À voir, écouter et savourer. Un grand film actuel.
10/10
Visionnez la bande-annonce :
© 2023 Le petit septième
Bonjour,
Je viens de voir le film. Votre compte-rendu est fidèle, cela dit nos interprétations de la fin diffère. En effet comme vous le dites celle-ci n est pas claire (Ou devrais-je dire Claire).
Vous semblez penser que la psy s est véritablement rendue auprès de Ludo afin de recueillir son témoignage et lui apprendre que Claire est en clinique. Mais justement, la psy finit par se rendre dans la clinique pour dire au revoir à sa patiente, et bien qu elle n a pas respecté la distance déontologique à laquelle un médecin est soumis, Claire la salue par un « au revoir docteur », après lui avoir dit qu elle a changé la fin de son ouvrage. Alors : on ignore si tout l épisode du psy rencontrant Ludo, et son mensonge quant au suicide d Alex, est une fiction de Claire, une fin alternative à son roman, ou si cela s est véritablement passé. C est équivoque, en ligne avec les ambiguïtés du film et les fins multiples (c est une belle mise en abyme).

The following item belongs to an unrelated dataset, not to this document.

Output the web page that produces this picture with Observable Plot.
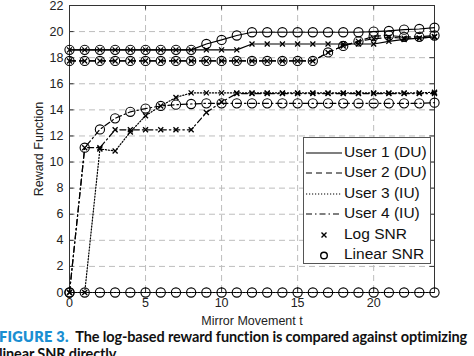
<!DOCTYPE html>
<html>
<head>
<meta charset="utf-8">
<script src="https://cdn.jsdelivr.net/npm/d3@7"></script>
<script src="https://cdn.jsdelivr.net/npm/@observablehq/plot@0.6"></script>
<style>
  body { margin: 0; background: #fff; }
  #wrap { position: relative; width: 474px; height: 356px; overflow: hidden; background:#fff; }
  #legend { position: absolute; left: 303px; top: 137px; width: 126px; height: 125px; background: #fff; border: 1px solid #555; font-family: "Liberation Sans", Arial, sans-serif; font-size: 15.5px; color: #111; }
  .row { position: absolute; left: 0; height: 20px; width: 126px; }
  .row svg { position: absolute; left: 2px; top: 0; }
  .row span { position: absolute; left: 40px; top: 0px; line-height: 18px; }
  #caption { position: absolute; left: -1px; top: 328px; width: 560px; font-family: "Lato", "Open Sans", sans-serif; font-weight: 700; font-size: 14.5px; line-height: 17px; color: #111; white-space: nowrap; letter-spacing: -0.12px; }
  #caption b { color: #1b8fd2; font-weight: 800; letter-spacing: 0.3px; }
</style>
</head>
<body>
<div id="wrap">
  <div id="chart"></div>
  <div id="legend"></div>
  <div id="caption"><b>FIGURE 3.</b>&nbsp; The log-based reward function is compared against optimizing<br>linear SNR directly.</div>
</div>
<script>
// ---- data ----
const t = [0,1,2,3,4,5,6,7,8,9,10,11,12,13,14,15,16,17,18,19,20,21,22,23,24];
const user1Linear = [18.6,18.6,18.6,18.6,18.6,18.6,18.6,18.6,18.6,19.05,19.36,19.7,19.95,19.95,19.95,19.95,19.95,19.95,19.95,19.95,20.0,20.05,20.15,20.2,20.3];
const user1Log    = [18.6,18.6,18.6,18.6,18.6,18.6,18.6,18.6,18.6,18.6,18.6,18.6,19.05,19.05,19.05,19.05,19.05,19.05,19.05,19.05,19.05,19.25,19.4,19.5,19.6];
const user2Linear = [17.75,17.75,17.75,17.75,17.75,17.75,17.75,17.75,17.75,17.75,17.75,17.75,17.75,17.75,17.75,17.75,17.75,18.4,18.9,19.25,19.65,19.7,19.6,19.6,19.7];
const user2Log    = [17.75,17.75,17.75,17.75,17.75,17.75,17.75,17.75,17.75,17.75,17.75,17.75,17.75,17.75,17.75,17.75,17.75,18.4,18.9,19.25,19.45,19.55,19.5,19.5,19.6];
const user3Linear = [0,0,0,0,0,0,0,0,0,0,0,0,0,0,0,0,0,0,0,0,0,0,0,0,0];
const user3Log    = [0,0,11.0,10.85,12.3,13.55,14.3,14.95,15.3,15.3,15.3,15.3,15.3,15.3,15.3,15.3,15.3,15.3,15.3,15.3,15.3,15.3,15.3,15.3,15.35];
const user4Linear = [0,11.1,12.5,13.35,13.85,14.1,14.3,14.4,14.45,14.5,14.5,14.5,14.5,14.5,14.5,14.5,14.5,14.5,14.5,14.5,14.5,14.5,14.5,14.5,14.55];
const user4Log    = [0,11.1,11.1,12.47,12.47,12.47,12.47,12.47,12.47,13.8,14.6,15.25,15.25,15.25,15.25,15.25,15.25,15.25,15.25,15.25,15.25,15.25,15.25,15.25,15.25];

const users = ["User 1 (DU)", "User 2 (DU)", "User 3 (IU)", "User 4 (IU)"];
const methods = ["Log SNR", "Linear SNR"];
const xTicks = [0,5,10,15,20];
const yTicks = [0,2,4,6,8,10,12,14,16,18,20,22];

const series = [
  {user: users[0], method: methods[1], values: user1Linear},
  {user: users[0], method: methods[0], values: user1Log},
  {user: users[1], method: methods[1], values: user2Linear},
  {user: users[1], method: methods[0], values: user2Log},
  {user: users[2], method: methods[1], values: user3Linear},
  {user: users[2], method: methods[0], values: user3Log},
  {user: users[3], method: methods[1], values: user4Linear},
  {user: users[3], method: methods[0], values: user4Log}
];
const dash = {
  "User 1 (DU)": null,
  "User 2 (DU)": "6,4",
  "User 3 (IU)": "1.2,1.8",
  "User 4 (IU)": "6,3,1.5,3"
};

const rows = series.flatMap(s => s.values.map((v, i) => ({t: t[i], v, user: s.user, method: s.method})));

const marks = [
  Plot.ruleX(xTicks, {x: d => d, stroke: "#bdbdbd", strokeWidth: 1, strokeDasharray: "6,4"}),
  Plot.ruleY(yTicks, {y: d => d, stroke: "#bdbdbd", strokeWidth: 1, strokeDasharray: "6,4"}),
  Plot.frame({stroke: "#333", strokeWidth: 1}),
  Plot.ruleX(xTicks, {x: d => d, y1: 0, y2: 0.35, stroke: "#333"}),
  Plot.ruleX(xTicks, {x: d => d, y1: 21.65, y2: 22, stroke: "#333"}),
  Plot.ruleY(yTicks, {y: d => d, x1: 0, x2: 0.3, stroke: "#333"}),
  Plot.ruleY(yTicks, {y: d => d, x1: 23.7, x2: 24, stroke: "#333"}),
  Plot.axisX(xTicks, {tickSize: 0, tickPadding: 6, fontSize: 12.5, label: "Mirror Movement t", labelAnchor: "center", labelOffset: 32, labelArrow: "none", fill: "#222"}),
  Plot.axisY(yTicks, {tickSize: 0, tickPadding: 6, fontSize: 12.5, label: "Reward Function", labelAnchor: "center", labelOffset: 35, labelArrow: "none", fill: "#222"})
];
for (const s of series) {
  const data = rows.filter(d => d.user === s.user && d.method === s.method);
  marks.push(Plot.line(data, {x: "t", y: "v", stroke: "#000", strokeWidth: 1.2, strokeDasharray: dash[s.user]}));
}
for (const s of series) {
  const data = rows.filter(d => d.user === s.user && d.method === s.method);
  if (s.method === "Linear SNR") {
    marks.push(Plot.dot(data, {x: "t", y: "v", r: 4.6, stroke: "#000", strokeWidth: 1.1, fill: "none"}));
  } else {
    marks.push(Plot.dot(data, {x: "t", y: "v", symbol: "times", r: 2.4, stroke: "#000", strokeWidth: 1.3}));
  }
}

const chart = Plot.plot({
  width: 474,
  height: 326,
  marginLeft: 69,
  marginRight: 40,
  marginTop: 5,
  marginBottom: 34,
  style: {fontFamily: "'Liberation Sans', Arial, sans-serif", fontSize: "12.5px", background: "#fff", color: "#222"},
  x: {domain: [0, 24]},
  y: {domain: [0, 22]},
  marks
});
document.getElementById("chart").appendChild(chart);

// legend (HTML overlay)
const legend = document.getElementById("legend");
const legendItems = [
  ...users.map(u => ({label: u, kind: "line", dash: dash[u]})),
  {label: methods[0], kind: "times"},
  {label: methods[1], kind: "circle"}
];
legendItems.forEach((it, i) => {
  const row = document.createElement("div");
  row.className = "row";
  row.style.top = (5 + i * 20.4) + "px";
  let g = "";
  if (it.kind === "line") {
    g = `<line x1="0" x2="36" y1="10" y2="10" stroke="#000" stroke-width="1.1" ${it.dash ? `stroke-dasharray="${it.dash}"` : ""}/>`;
  } else if (it.kind === "times") {
    g = `<path d="M15.5,7.5L20.5,12.5M20.5,7.5L15.5,12.5" stroke="#000" stroke-width="1.4"/>`;
  } else {
    g = `<circle cx="18" cy="10.5" r="3.3" fill="none" stroke="#000" stroke-width="1.4"/>`;
  }
  row.innerHTML = `<svg width="38" height="20">${g}</svg><span>${it.label}</span>`;
  legend.appendChild(row);
});
</script>
</body>
</html>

Le compte-rendu n’est pas tout à fait fidèle. Claire n’enseigne pas le français en lycée mais la littérature comparée à l’université. Nicole Garcia n’est pas psychologue mais psychanalyste et psychiatre. Ces ‘détails’ sont importants. Et la psy n’envie pas les folies de sa patiente et non cliente, absolument pas…
Il ne s’agit pas d’un film sur une cougar qui ne supporte pas la vieillesse et la perte de son pouvoir de séduction. C’est un film bien plus complexe qui soulève des questions insolubles sur les rapports amoureux, l’évolution des relations humaines dans la société contemporaine, la non-acceptation de soi… Le subtil mélange du virtuel et du réel sert avec finesse le propos malgré quelques lourdeurs liées au contenu des cours de Claire par exemple.